News

Karir Perempuan di Dunia PR

Jakarta, 21 April 2021 – Bulan April merupakan bulan paling istimewa untuk seluruh perempuan di Indonesia, karena bertepatan dengan hari R.A Kartini yang jatuh pada tanggal 21 April. Turut menyuarakan semangat Kartini, PERHUMAS Live menghadirkan diskusi menarik tentang Karir Perempuan di dunia PR bersama Dr. Nia Sarinastiti, Dewan Pakar PERHUMAS.

Bagi Nia arti perempuan merupakan fungsi ganda yang tidak hanya di dapur, tetapi memiliki peran untuk keluarganya dan juga sosialnya. Karena perempuan tidak kalah tangguh dibandingan dengan laki-laki juga. Jadi jika ada asumsi bahwa wanita tidak pantas bekerja dan hanya cocok di dapur saja, beliau berkata bahwa kita mempunyai pilihan apakah kita mau menjalankan pekerjaan dan berumah tangga atau berumah tangga saja.

Nia juga bercerita bahwa beliau ingin sukses dalam karirnya tetapi tidak hancur dalam berumah tangga, oleh karena itu dia mempunyai tanggung jawab untuk menjalankan keduanya, dan konsistensi dengan pilihan itu penting.

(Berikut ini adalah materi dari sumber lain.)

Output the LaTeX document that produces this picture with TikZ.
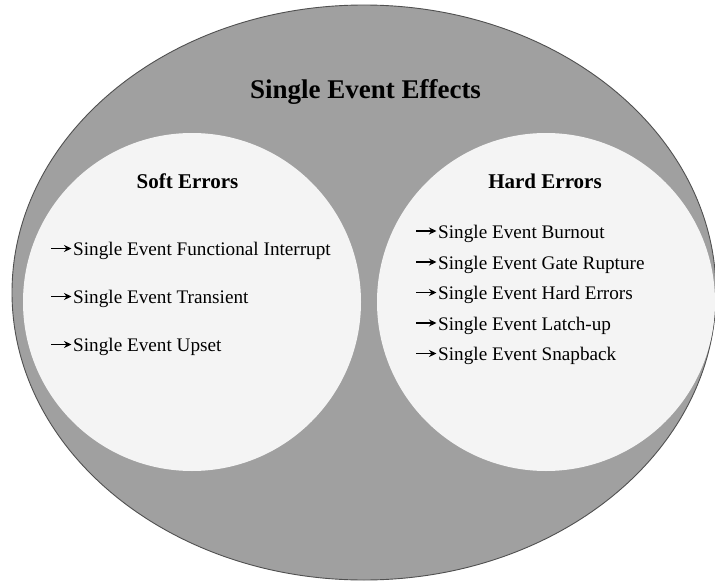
\documentclass[tikz,border=0pt]{standalone}
\usepackage{fontspec}
\setmainfont{Liberation Serif}
\usetikzlibrary{arrows.meta}
\definecolor{outerfill}{HTML}{A0A0A0}
\definecolor{innerfill}{HTML}{F4F4F4}
\definecolor{outerline}{HTML}{505050}
\begin{document}
\begin{tikzpicture}[x=1pt,y=-1pt,
  title/.style={font=\fontsize{27}{30}\selectfont\bfseries, inner sep=0pt, anchor=base},
  header/.style={font=\fontsize{21}{24}\selectfont\bfseries, inner sep=0pt, anchor=base},
  item/.style={font=\fontsize{19.2}{22}\selectfont, inner sep=0pt, anchor=base west},
  itemarrow/.style={line width=1.1pt, -{Stealth[length=7.5pt,width=7pt]}},
  outer/.style={fill=outerfill, draw=outerline, line width=0.9pt},
  inner/.style={fill=innerfill, draw=none}]
\useasboundingbox (0,0) rectangle (715,586);
\draw[outer] (364,292.5) ellipse [x radius=352, y radius=287.5];
\fill[inner] (192,302) circle [radius=169];
\fill[inner] (546,302) circle [radius=169];
\node[title] (t) at (365.5,99) {Single Event Effects};
\node[header] (soft) at (187.5,188) {Soft Errors};
\node[header] (hard) at (545,188) {Hard Errors};
\node[item] (s1) at (73,255.5) {Single Event Functional Interrupt};
\node[item] (s2) at (73,303.5) {Single Event Transient};
\node[item] (s3) at (73,351.5) {Single Event Upset};
\node[item] (h1) at (438,238) {Single Event Burnout};
\node[item] (h2) at (438,269) {Single Event Gate Rupture};
\node[item] (h3) at (438,299.5) {Single Event Hard Errors};
\node[item] (h4) at (438,330) {Single Event Latch-up};
\node[item] (h5) at (438,360.5) {Single Event Snapback};
\foreach \n in {s1,s2,s3,h1,h2,h3,h4,h5}
  \draw[itemarrow] ([xshift=-22pt,yshift=7pt]\n.base west) -- ([xshift=-1.5pt,yshift=7pt]\n.base west);
\end{tikzpicture}
\end{document}
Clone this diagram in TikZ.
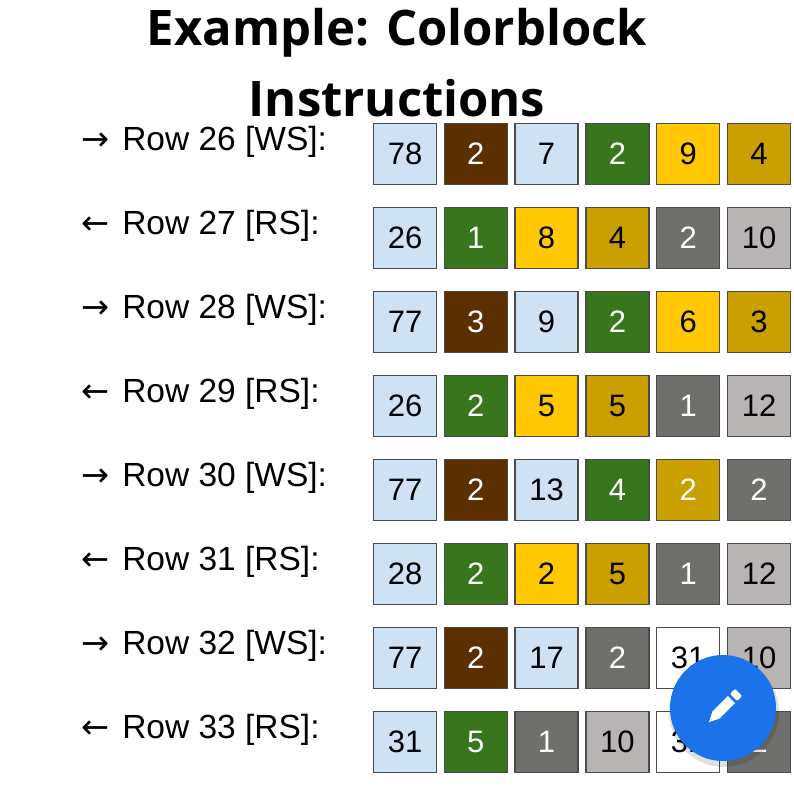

Menurut beliau cara menikmati pekerjaan di dunia PR adalah dengan menikmatinya. Jika ada seseorang yang tidak menikmati dunia pekerjaan, maka orang itu akan merasa tertekan.

Banyak orang yang mengatakan jika ingin menjadi perempuan yang bekerja di dunia PR, harus terlihat cantik. Tetapi menurutnya hal tersebut ambigu, dimana cantik yang dimaksud bukanlah harus berdandan cantik, kurus, tinggi, tetapi cantik yang di maksud adalah rapih dalam berpenampilan seperti baju yang sesuai, rambut yang tertata rapih. Tidak hanya itu beliau juga menyampaikan bahwa modal perempuan di PR itu bukan hanya penampilan tetapi pengetahuan dan wawasan yang luas.

Banyak anggapan yang mengatakan bahwa kaum perempuan tidak cocok berada di dunia PR dibandingan kaum pria, tetapi menurut beliau perempuan seharusnya tidak menutup kesempatan untuk menjadi PR karena pada dasarnya seorang PR harus bisa melalukan analisis dan sintetis dari pesan-pesan yang harusnya disampaikannya.

Berdasarkan pengalaman beliau di dunia PR, Ketika dihadapkan dengan konflik stakeholders, banyak masyarakat beranggapan bahwa perempuan lebih di-respect, berbeda dengan kaum laki-laki. Karena perempuan dianggap lebih menghargai. Dan terkadang perempuan dianggap tidak mampu berhadapan dengan isu seperti pertambangan atau pekerjaan di lapangan. Maka dari itu sebagai perempuan harus menunjukan kemampuan fleksibelnya dan bisa menyesuaikan dengan pekerjaan yang dihadapinya.